Thinking about a Joomla CMS? I would not Recommend it…

I don’t have much to post about lately, it seems, but the drama that’s unfolded since there was a security breach on one of my websites.  As soon as I thought it was taken care of, an .htaccess error allowed the exploit to recreate itself – and let’s just say I’m on thin ice with my hosting company and preparing for a speedy recover in case I’m forced to move 🙁

What’s really behind all of this?  A naive enthusiasm that once inspired me to install Joomla as a content management system.  On the one hand, as my first website, it set me on a very interesting, profitable, and rewarding career path – and on the other hand, its been almost impossible to work with, secure, and optimize.


Installing Joomla isn’t that tough – especially using one click and scripted installs like Dreamhost, Bluehost, and a number of other popular hosts provide.  I’m not even sure why I picked it – it was recommended as being powerful and flexible – and no one warned me that it was unecessarily complicated and counter-intuitive.


The first sign of trouble is entering the administration screen.  Dozen of buttons and dozens of menu choices are labeled in the software’s own unique jargon and editing components often requires redundant actions.  The only way to ever be sure what you just changed is to have another browser or tab ready to refresh the page you’re looking at.  Don’t mistake the colorful icons for a graphical design interface – templates still need to be handled in PHP and the interface makes it difficult to make even minor changes to what information is provided in the menus, headers, and in the content sections.

Adding on Nightmares

Of course, if you want to enjoy the functionality of comments, search engine friendly URLs, or even Google Adsense ads, you’ll need to install 3rd party modules, mambots, and addons.  And although the core version of Joomla is free, many of the best addons & modules cost money.  If you’re really serious about going down the Joomla road, you could easily spend $100-$200 just for patches and tweaks designed to achieve your CMS goals.

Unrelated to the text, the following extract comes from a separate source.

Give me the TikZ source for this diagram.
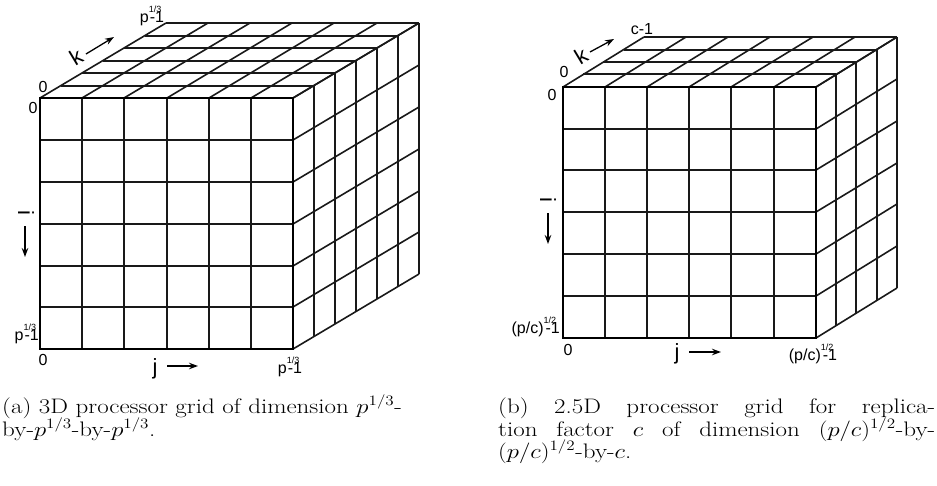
\documentclass[tikz,border=0pt]{standalone}
\usepackage{fontspec}
\newfontfamily\labfont{Liberation Sans}
\usetikzlibrary{arrows.meta}
\newcommand{\supl}[1]{\rlap{\raisebox{1.2ex}{\fontsize{9}{9}\selectfont #1}}}
% #1 x0, #2 y0, #3 depth cells, #4 dx, #5 dy
\newcommand{\drawcube}[5]{%
  \def\cw{42.17}\def\ch{41.83}%
  \foreach \i in {0,...,6}{%
    \draw[gridline] ({round(#1+\i*\cw)},{round(#2)}) -- ({round(#1+\i*\cw)},{round(#2+6*\ch)});
    \draw[gridline] ({round(#1)},{round(#2+\i*\ch)}) -- ({round(#1+6*\cw)},{round(#2+\i*\ch)});
    \draw[gridline] ({round(#1+\i*\cw)},{round(#2)}) -- ({round(#1+\i*\cw+#3*#4)},{round(#2+#3*#5)});
    \draw[gridline] ({round(#1+6*\cw)},{round(#2+\i*\ch)}) -- ({round(#1+6*\cw+#3*#4)},{round(#2+\i*\ch+#3*#5)});
  }
  \foreach \k in {0,...,#3}{%
    \draw[gridline] ({round(#1+\k*#4)},{round(#2+\k*#5)}) -- ({round(#1+6*\cw+\k*#4)},{round(#2+\k*#5)});
    \draw[gridline] ({round(#1+6*\cw+\k*#4)},{round(#2+\k*#5)}) -- ({round(#1+6*\cw+\k*#4)},{round(#2+6*\ch+\k*#5)});
  }
  \draw[frontline] ({round(#1)},{round(#2)}) rectangle ({round(#1+6*\cw)},{round(#2+6*\ch)});
}
\begin{document}
\begin{tikzpicture}[x=1pt,y=-1pt,
  gridline/.style={line width=1.6pt,black!90},
  frontline/.style={line width=2.4pt,black},
  lab/.style={font=\labfont\fontsize{16}{16}\selectfont,inner sep=0pt},
  axlab/.style={font=\labfont\fontsize{22}{22}\selectfont,inner sep=0pt},
  axarrow/.style={line width=1.3pt,-{Stealth[length=9pt,width=6.5pt]}},
  captext/.style={font=\fontsize{21}{21}\selectfont,inner sep=0pt,anchor=base west,xscale=1.19}]
\useasboundingbox (0,0) rectangle (937,485);
\fill[white] (0,0) rectangle (937,485);

% ---------- cube (a) ----------
\drawcube{40}{98.3}{6}{20.95}{-12.5}
\node[lab] (atop) at (152,16) {p\supl{1/3}\kern1pt-1};
\node[axlab,rotate=31] (ak) at (76,57) {k};
\coordinate (aks) at (86,54); \coordinate (ake) at (114,37);
\draw[axarrow] (aks) -- (ake);
\node[lab] (ak0) at (43,87) {0};
\node[lab] (ai0) at (33,108) {0};
\node[axlab,rotate=-90] (ai) at (26,213) {i};
\coordinate (ais) at (25,226); \coordinate (aie) at (25,257);
\draw[axarrow] (ais) -- (aie);
\node[lab,anchor=east] (ail) at (39,334) {p\supl{1/3}\kern1pt-1};
\node[lab] (aj0) at (43,360) {0};
\node[axlab] (aj) at (155,369) {j};
\coordinate (ajs) at (167,366); \coordinate (aje) at (198,366);
\draw[axarrow] (ajs) -- (aje);
\node[lab] (ajl) at (290,367) {p\supl{1/3}\kern1pt-1};

% ---------- cube (b) ----------
\drawcube{562.7}{86.7}{4}{20.3}{-12.4}
\node[lab] (btop) at (642,29) {c-1};
\node[axlab,rotate=31] (bk) at (581,56) {k};
\coordinate (bks) at (590,52); \coordinate (bke) at (614,39);
\draw[axarrow] (bks) -- (bke);
\node[lab] (bk0) at (564,72) {0};
\node[lab] (bi0) at (552,95) {0};
\node[axlab,rotate=-90] (bi) at (548,200) {i};
\coordinate (bis) at (548,213); \coordinate (bie) at (548,244);
\draw[axarrow] (bis) -- (bie);
\node[lab,anchor=east] (bil) at (560,327) {(p/c)\supl{1/2}\kern2pt-1};
\node[lab] (bj0) at (568,350) {0};
\node[axlab] (bj) at (677,354) {j};
\coordinate (bjs) at (689,352); \coordinate (bje) at (721,352);
\draw[axarrow] (bjs) -- (bje);
\node[lab] (bjl) at (813,354) {(p/c)\supl{1/2}\kern2pt-1};

% ---------- captions ----------
\node[captext] (capa1) at (2,413) {(a) 3D processor grid of dimension $p^{1/3}$-};
\node[captext] (capa2) at (2,436) {by-$p^{1/3}$-by-$p^{1/3}$.};
\node[captext] (capb1) at (498,413) {\hbox to 367.2pt{(b) 2.5D processor grid for replica-}};
\node[captext] (capb2) at (498,436) {\hbox to 367.2pt{tion factor $c$ of dimension $(p/c)^{1/2}$-by-}};
\node[captext] (capb3) at (498,458) {$(p/c)^{1/2}$-by-$c$.};
\end{tikzpicture}
\end{document}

Now, the very worst part about these addons is that they’re the primary source of malware infections and server hijackings.  Unlike the core software, the modules aren’t collaboratively developed and publicly tested.  Many module authors pop some code up on the market and vanish (although one would suspect they are still collecting their paychecks).  In the meantime, every committed black-hatter and rising script-kiddie is scouring these files for vulnerabilities and potential exploits.

If you’re lucky, a vulnerability will be spotted before it hits you.  But then, you’ve still got the unlucky task of disabling some part of your website’s functionality until a new version of that mod is released or a replacemnt becomes available.

Goodbye, Good Riddance

The Joomla install on my hosting account is gone – I’ve saved a copy of the files and database to my local hard drive but at the moment I think I’d rather cut my losses and start that domain again from scratch.  As my first website, it was always a bit rough around the edges and it never managed to develop a real revenue model.  The simple fact that it was on Joomla made it nearly impossible for me to customize the structure and placement of data and prevented problems from being solved.

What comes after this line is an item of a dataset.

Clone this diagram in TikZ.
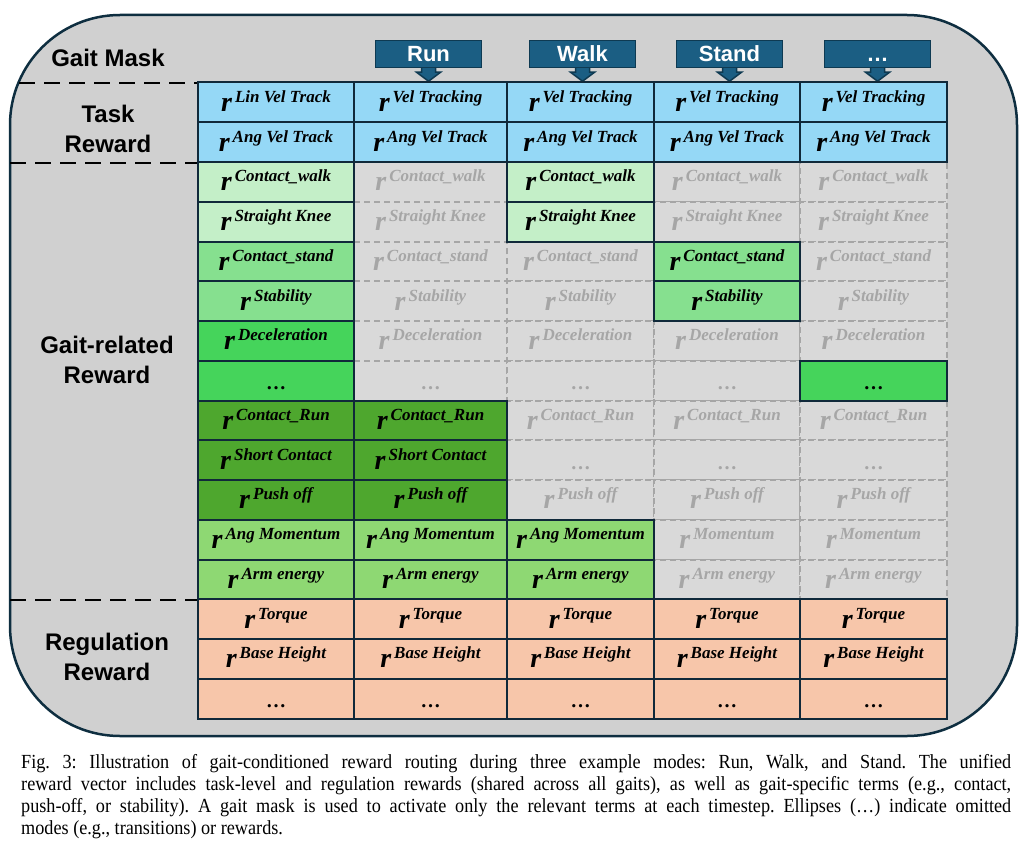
\documentclass[tikz,border=0pt]{standalone}
\usepackage{fontspec}
\setmainfont{Liberation Serif}
\setsansfont{Liberation Sans}
\newfontfamily\capfont[FakeStretch=0.91]{Liberation Serif}

\definecolor{outerfill}{HTML}{D0D0D0}
\definecolor{outerline}{HTML}{0E2E40}
\definecolor{offfill}{HTML}{D9D9D9}
\definecolor{offline}{HTML}{A6A6A6}
\definecolor{cellline}{HTML}{10293A}
\definecolor{maskblue}{HTML}{1B5E83}
\definecolor{maskline}{HTML}{0E3A52}
\definecolor{taskc}{HTML}{95D8F6}
\definecolor{walkc}{HTML}{C4EFC8}
\definecolor{standc}{HTML}{86E08F}
\definecolor{decelc}{HTML}{45D45B}
\definecolor{runc}{HTML}{4EA72E}
\definecolor{armc}{HTML}{8ED873}
\definecolor{regc}{HTML}{F7C6AA}

% reward term: big r with a raised name
\newcommand{\rt}[1]{{\fontsize{28}{28}\selectfont\bfseries\itshape r}\hspace{3pt}\raisebox{9pt}{\fontsize{17}{17}\selectfont\bfseries\itshape #1}}
\newcommand{\celldots}{{\fontsize{20}{20}\selectfont\bfseries\ldots}}

\begin{document}
\begin{tikzpicture}[x = 1pt, y = -1pt,
    cell/.style = {rectangle, minimum height = 39.75pt, inner sep = 0pt, line width = 2pt, text height = 19pt, text depth = 1pt},
    on/.style = {cell, fill = #1, draw = cellline, text = black},
    off/.style = {cell, fill = offfill, draw = offline, dash pattern = on 6pt off 4pt, text = offline},
    gait/.style = {fill = maskblue, draw = maskline, line width = 1.5pt, minimum width = 106pt, minimum height = 27pt, inner sep = 0pt, text height = 16pt, text depth = 0pt, text = white, font = \sffamily\bfseries\fontsize{22}{22}\selectfont},
    side/.style = {align = center, font = \sffamily\bfseries\fontsize{24}{30}\selectfont},
    sep/.style = {line width = 2.2pt, dash pattern = on 16pt off 9pt}]
    \useasboundingbox (0,0) rectangle (1031,851);
    \draw[fill = outerfill, draw = outerline, line width = 2.5pt, rounded corners = 110pt] (10,15) rectangle (1017,736);

    % section separators
    \draw[sep] (19,83) -- (947,83);
    \draw[sep] (10,163) -- (947,163);
    \draw[sep] (10,600) -- (947,600);

    \node[side] (maskhead) at (108,58) {Gait Mask};
    \node[side] (taskhead) at (108,129) {Task\\Reward};
    \node[side] (gaithead) at (107,360) {Gait-related\\Reward};
    \node[side] (reghead) at (107,657) {Regulation\\Reward};

    % gait mask buttons
    \foreach \n/\x/\t in {run/428.5/Run, walk/582.5/Walk, stand/729.5/Stand, more/877.5/{\ldots}} {
        \node[gait] (\n) at (\x,54) {\t};
        \filldraw[fill = maskblue, draw = maskline, line width = 1.5pt] ([xshift = -7pt]\n.south) -- ++(0,4) -- ++(-5,0) -- ++(12,9) -- ++(12,-9) -- ++(-5,0) -- ++(0,-4);
    }

    % reward grid: masked-out cells first, active cells on top
    \foreach \pass in {0,1}
    \foreach \r/\kind/\on/\off/\mask in {
        1/taskc/{\rt{Vel Tracking}}/{\rt{Vel Tracking}}/{1,1,1,1,1},
        2/taskc/{\rt{Ang Vel Track}}/{\rt{Ang Vel Track}}/{1,1,1,1,1},
        3/walkc/{\rt{Contact\_walk}}/{\rt{Contact\_walk}}/{1,0,1,0,0},
        4/walkc/{\rt{Straight Knee}}/{\rt{Straight Knee}}/{1,0,1,0,0},
        5/standc/{\rt{Contact\_stand}}/{\rt{Contact\_stand}}/{1,0,0,1,0},
        6/standc/{\rt{Stability}}/{\rt{Stability}}/{1,0,0,1,0},
        7/decelc/{\rt{Deceleration}}/{\rt{Deceleration}}/{1,0,0,0,0},
        8/decelc/{\celldots}/{\celldots}/{1,0,0,0,1},
        9/runc/{\rt{Contact\_Run}}/{\rt{Contact\_Run}}/{1,1,0,0,0},
        10/runc/{\rt{Short Contact}}/{\celldots}/{1,1,0,0,0},
        11/runc/{\rt{Push off}}/{\rt{Push off}}/{1,1,0,0,0},
        12/armc/{\rt{Ang Momentum}}/{\rt{Momentum}}/{1,1,1,0,0},
        13/armc/{\rt{Arm energy}}/{\rt{Arm energy}}/{1,1,1,0,0},
        14/regc/{\rt{Torque}}/{\rt{Torque}}/{1,1,1,1,1},
        15/regc/{\rt{Base Height}}/{\rt{Base Height}}/{1,1,1,1,1},
        16/regc/{\celldots}/{\celldots}/{1,1,1,1,1}}
    \foreach \c/\xa/\xb in {1/198/354, 2/354/507, 3/507/654, 4/654/800, 5/800/947} {
        \pgfmathtruncatemacro\bit{{\mask}[\c-1]}
        \ifnum\bit=\pass
            \def\txt{\on}
            \ifnum\r=1 \ifnum\c=1 \def\txt{\rt{Lin Vel Track}}\fi\fi
            \ifnum\bit=1
                \node[on = \kind, minimum width = {(\xb-\xa)*1pt}] (c\c-\r) at ({(\xa+\xb)/2},{82.5+(\r-0.5)*39.75}) {\txt};
            \else
                \node[off, minimum width = {(\xb-\xa)*1pt}] (c\c-\r) at ({(\xa+\xb)/2},{82.5+(\r-0.5)*39.75}) {\off};
            \fi
        \fi
    }

    \node[anchor = north west, text width = 990pt, align = justify, inner sep = 0pt, font = \capfont\fontsize{20}{22}\selectfont\frenchspacing] (caption) at (21,754)
        {Fig. 3: Illustration of gait-conditioned reward routing during three example modes: Run, Walk, and Stand. The unified\linebreak
        reward vector includes task-level and regulation rewards (shared across all gaits), as well as gait-specific terms (e.g., contact,\linebreak
        push-off, or stability). A gait mask is used to activate only the relevant terms at each timestep. Ellipses (\dots) indicate omitted\linebreak
        modes (e.g., transitions) or rewards.};
\end{tikzpicture}
\end{document}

If you want to publish content rapidly and encourage comments, use WordPress.  If you want to focus on peer-to-peer discussion, get a forum like SMF of PHPBB2.

Will this be the final chapter in the security drama of the last few weeks or will the legacy of Joomla come back to haunt me once more?  The mail servers are practically locked down now and the offending CMS has been completely eradicated – but I still wouldn’t be surprised if Joomla managed to harass me yet again.